Some general thoughts from me how to move on:

  1. Work out a test strategy. What functionalities are critical, how to test them etc. Again, this should be same for each client.
  2. Define requirements: a) Create a gold standard for metadata and files. the idea behind is, to have 3-4 different datasets with files attached, which are representative and can be used for different testing purposes (unit, integrity). These resources then can be used by all clients. b) find out, which Dataverse versions have which endpoints available and to test this. c) which API response can be expected (status codes and data -> for exception handling).
  3. Implement the tests. For each client different!
  4. Setup Dataverse instances, where the needed test data is available and can be created/manipulated. develop and latest would be nice.

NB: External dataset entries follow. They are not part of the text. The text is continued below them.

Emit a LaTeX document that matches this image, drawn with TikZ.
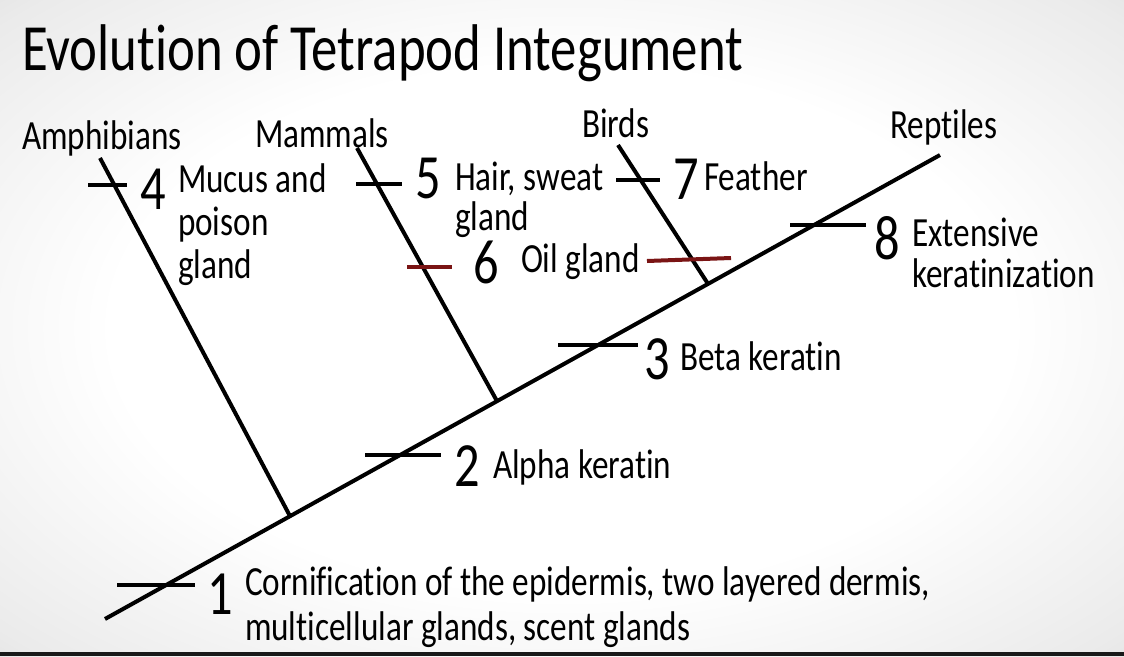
\documentclass[tikz,border=0pt]{standalone}
\usepackage{fontspec}
\setmainfont[FakeStretch=0.8, Ligatures={NoCommon}]{Carlito}
\usetikzlibrary{calc}
\definecolor{oilred}{HTML}{7A1414}
\pgfdeclareradialshading{vig}{\pgfpoint{0bp}{0bp}}{color(0bp)=(white); color(20bp)=(white); color(34bp)=(black!8); color(50bp)=(black!24); color(71bp)=(black!46)}
\begin{document}
\begin{tikzpicture}[x=1pt,y=-1pt,
  br/.style={line width=4pt, line cap=butt},
  tick/.style={line width=4pt},
  redtick/.style={line width=4pt, draw=oilred},
  lbl/.style={anchor=base west, inner sep=0pt, outer sep=0pt, align=left, font=\fontsize{41.5}{43}\selectfont},
  num/.style={anchor=base west, inner sep=0pt, outer sep=0pt, font=\fontsize{63}{63}\selectfont},
  ttl/.style={anchor=base west, inner sep=0pt, outer sep=0pt, font=\fontsize{66}{66}\selectfont}]
\useasboundingbox (0,0) rectangle (1124,656);
\shade[shading=vig] (0,0) rectangle (1124,656);
\fill[black!90] (0,652) rectangle (1124,656);

% title
\node[ttl] (title) at (22,70) {Evolution of Tetrapod Integument};

% taxa
\node[lbl] (amph) at (22,149) {Amphibians};
\node[lbl] (mamm) at (255,147) {Mammals};
\node[lbl] (bird) at (582,137) {Birds};
\node[lbl] (rept) at (890,138) {Reptiles};

% main line and branches
\coordinate (root) at (105,619);
\coordinate (tipR) at (940,155);
\coordinate (J1) at ($(root)!0.2216!(tipR)$);
\coordinate (J2) at ($(root)!0.4695!(tipR)$);
\coordinate (J3) at ($(root)!0.7222!(tipR)$);
\coordinate (tipA) at (100,158);
\coordinate (tipM) at (357,148);
\coordinate (tipB) at (618,145);
\draw[br] (root) -- (tipR);
\draw[br] (J1) -- (tipA);
\draw[br] (J2) -- (tipM);
\draw[br] (J3) -- (tipB);

% ticks
\coordinate (t1a) at (117,585); \coordinate (t1b) at (195,585);
\coordinate (t2a) at (365,455); \coordinate (t2b) at (441,455);
\coordinate (t3a) at (558,345); \coordinate (t3b) at (638,345);
\coordinate (t8a) at (790,225); \coordinate (t8b) at (866,225);
\coordinate (t4a) at (88,185);  \coordinate (t4b) at (127,185);
\coordinate (t5a) at (356,184); \coordinate (t5b) at (402,184);
\coordinate (t7a) at (616,180); \coordinate (t7b) at (660,180);
\coordinate (t6a) at (407,267); \coordinate (t6b) at (452,267);
\coordinate (oila) at (647,261); \coordinate (oilb) at (731,258);
\draw[tick] (t1a) -- (t1b);
\draw[tick] (t2a) -- (t2b);
\draw[tick] (t3a) -- (t3b);
\draw[tick] (t8a) -- (t8b);
\draw[tick] (t4a) -- (t4b);
\draw[tick] (t5a) -- (t5b);
\draw[tick] (t7a) -- (t7b);
\draw[redtick] (t6a) -- (t6b);
\draw[redtick] (oila) -- (oilb);

% numbers
\node[num] (n1) at (207,614) {1};
\node[num] (n2) at (454,486) {2};
\node[num] (n3) at (644,379) {3};
\node[num] (n4) at (140,209) {4};
\node[num] (n5) at (415,198) {5};
\node[num] (n6) at (473,283) {6};
\node[num] (n7) at (673,199) {7};
\node[num] (n8) at (874,259) {8};

% characters (base anchor = baseline of last line)
\node[lbl] (c1) at (245,640) {Cornification of the epidermis, two layered dermis,\\[2pt]multicellular glands, scent glands};
\node[lbl] (c2) at (493,478) {Alpha keratin};
\node[lbl] (c3) at (680,370) {Beta keratin};
\node[lbl] (c4) at (178,278) {Mucus and\\poison\\gland};
\node[lbl] (c5) at (455,230) {Hair, sweat\\[-3pt]gland};
\node[lbl] (c6) at (521,272) {Oil gland};
\node[lbl] (c7) at (704,190) {Feather};
\node[lbl] (c8) at (912,287) {Extensive\\[-2pt]keratinization};
\end{tikzpicture}
\end{document}
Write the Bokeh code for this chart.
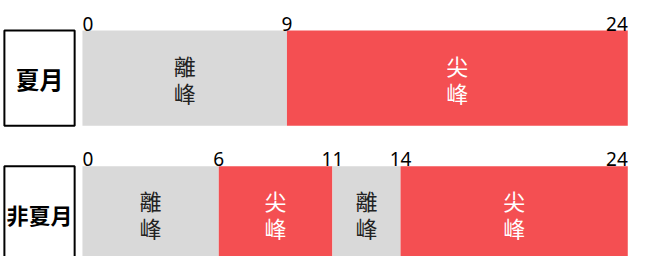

I have done some work for 1 + 2 (develop branch of pyDataverse), and will do a total overwhaul for all the points mentioned above in the next 2 months for a major release. Maybe a call to discuss different things mentioned would be a great starting point, so the resources created (e. g. metadata JSON) are usefull for all and can be shared. My strategy is to work with a Docker instance locally for development (with which I can switch easily from one Dataverse version to another) and work out full, minimal metadata and representative test data. I have done some parts for this already, but the AUSSDA test data is so far not public (GDPR checks missing). We will also setup a Dataverse instance for pyDataverse testing, but still, the testing of different Dataverse versions is an issue not easy to maintane. But maybe this does not need to be done regularly.

So, this is quite tricky and complex, and I am already thinking about this for a long time. So from my point of view, I think to have a call and talk about this together would be the most efficient way forward, as more brains reduce errors and amount of work. :) What do you think about that?

kuriwaki commented 2 years ago

So from my point of view, I think to have a call and talk about this together would be the most efficient way forward, as more brains reduce errors and amount of work. :)

@wibeasley @skasberger and I met on Jan 2021 to discuss this. The setup we have landed on for the current CRAN submissions seems stable to me: i.e. to use a demo dataverse and run daily checks on it through Github Actions instead of CRAN (#96). We would still need to get better coverage on tests (#4) and perhaps consider Jenkins (#22).